Three justices wrote in the majority that, “no allegations of fraud or illegality” came up in examination of the ballots.
“Failures to include a handwritten name, address or date in the voter declaration on the back of the outer envelope, while constituting technical violations of the Election Code, do not warrant the wholesale disenfranchisement of thousands of Pennsylvania voters,” Justice Christine L. Donohue wrote for the majority.
Two other justices joined Donohue, while other members of the court issued separate opinions. In one separate opinion, Justice David N. Wecht wrote that while he agrees technically deficient ballots should be counted this year, he does not believe the absence of a date on the declaration “should be overlooked as a ‘minor irregularity.'”
Wecht wrote, “in future elections, I would treat the date and sign requirement as mandatory … with the omission of either item sufficient without more to invalidate the ballot in question.”
Wecht concluded his concurring and dissenting opinion with the “hope that the General Assembly sees fit to refine and clarify the Election Code” in the future.
In a second concurring, dissenting opinion, Justice Kevin M. Dougherty, joined by Chief Justice Thomas G. Saylor and Justice Sallie Updyke Mundy, wrote that the justices agreed the deficient ballots should be counted this year and that ballots missing “fill out” information, such as printed name or address, should not be voided due to technical faults.

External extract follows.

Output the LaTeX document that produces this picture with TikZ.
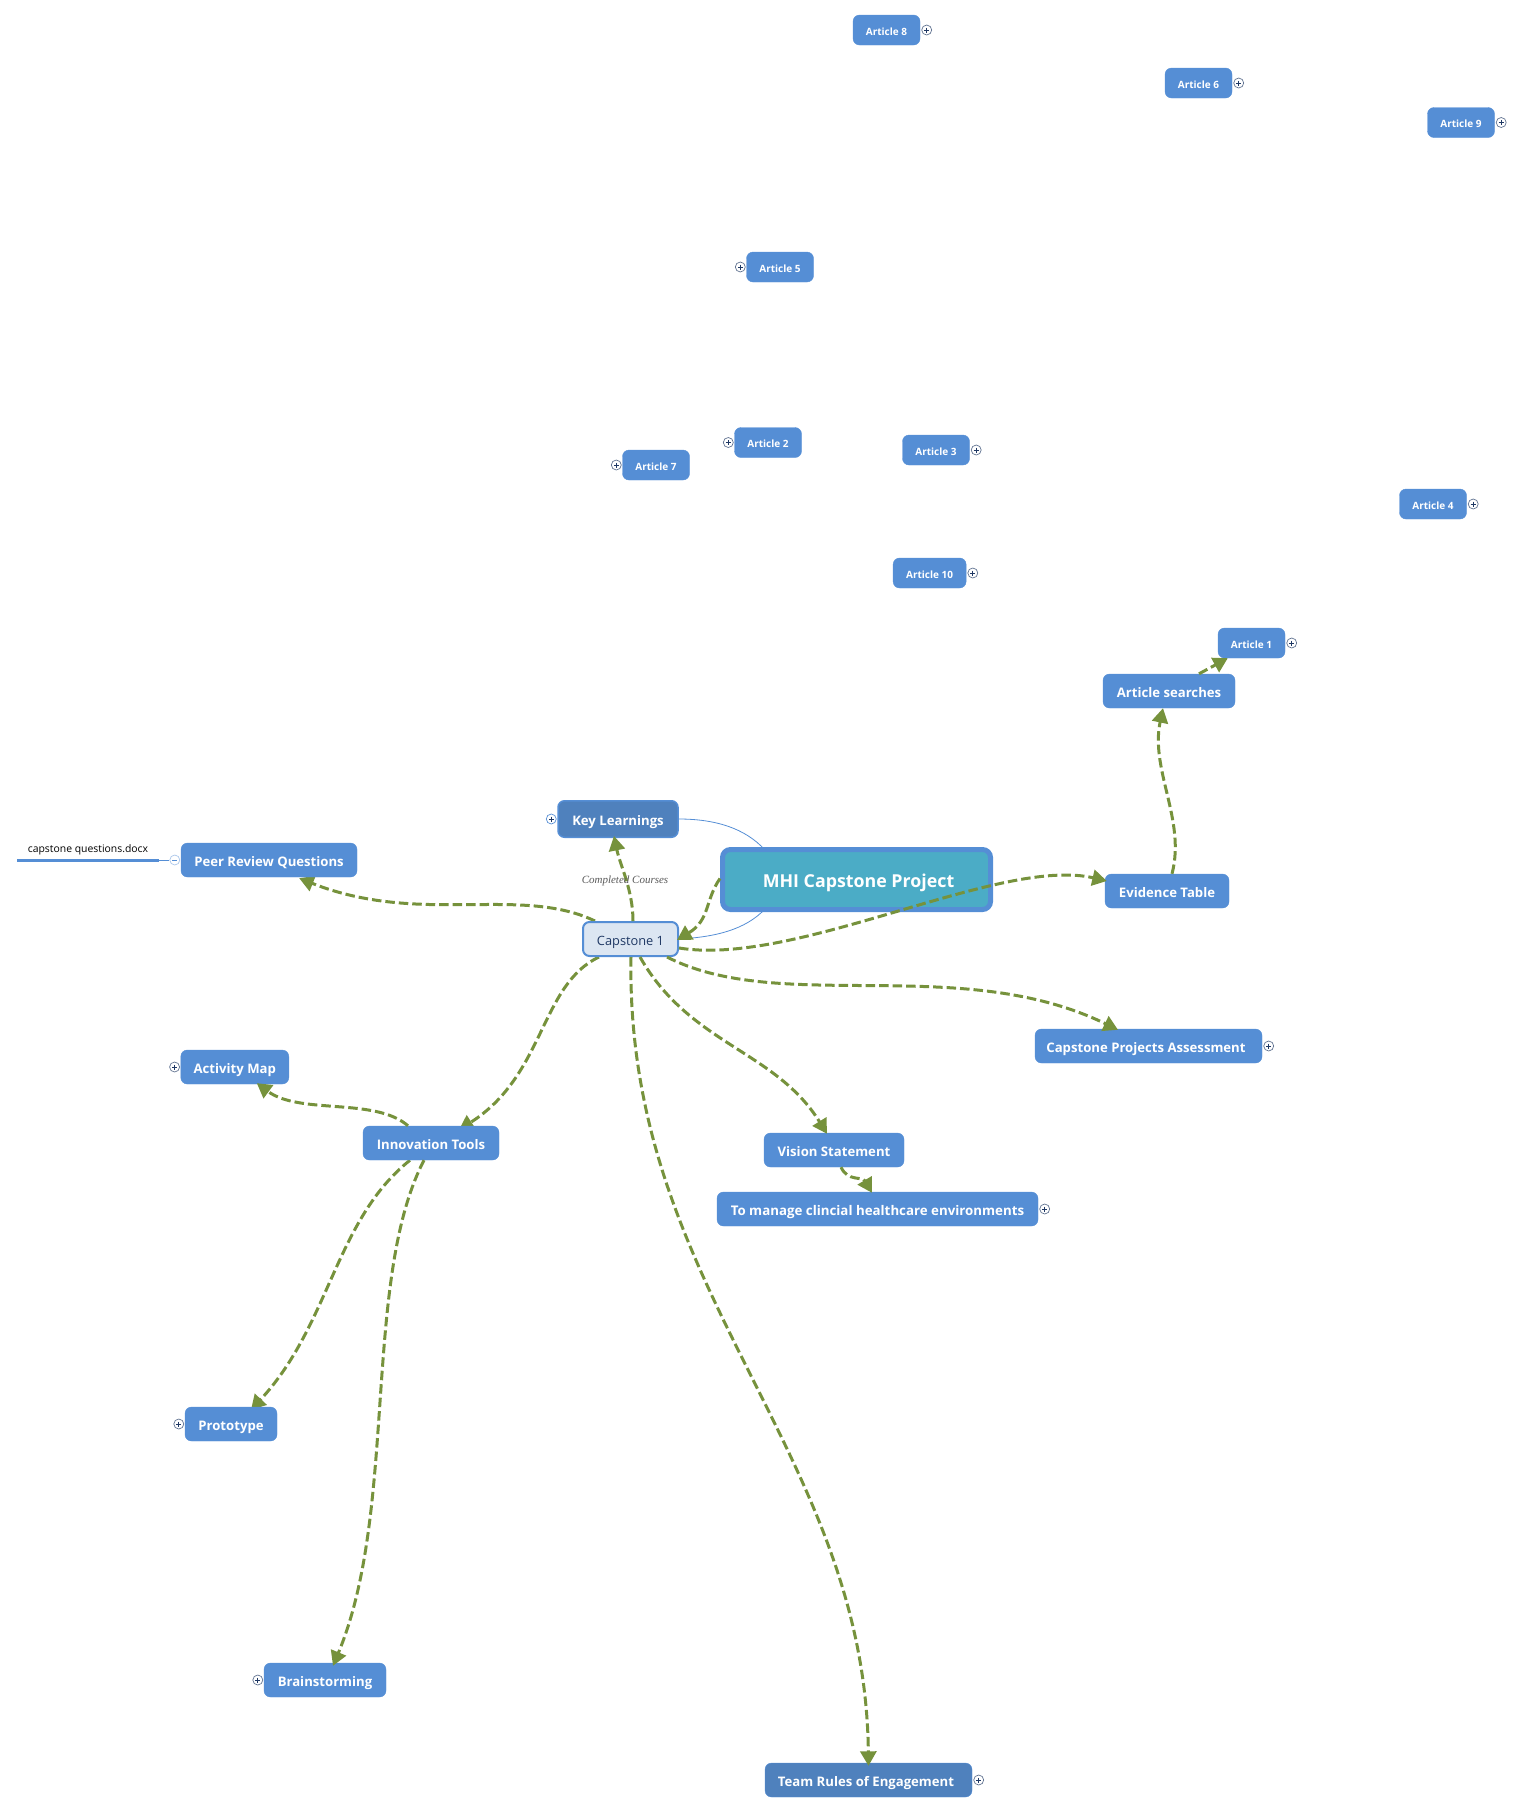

However, Justice Dougherty noted that “the terms “date” and “sign” — which were included by the legislature — are self-evident,” and that they “do not view the absence of a date as a mere technical insufficiency we may overlook.”
The court also ruled on a similar, separate challenge by a Republican candidate for state senate in Allegheny County contesting 2,349 ballots. The court denied that request as well.
All 10,678 ballots will count towards the 2020 election.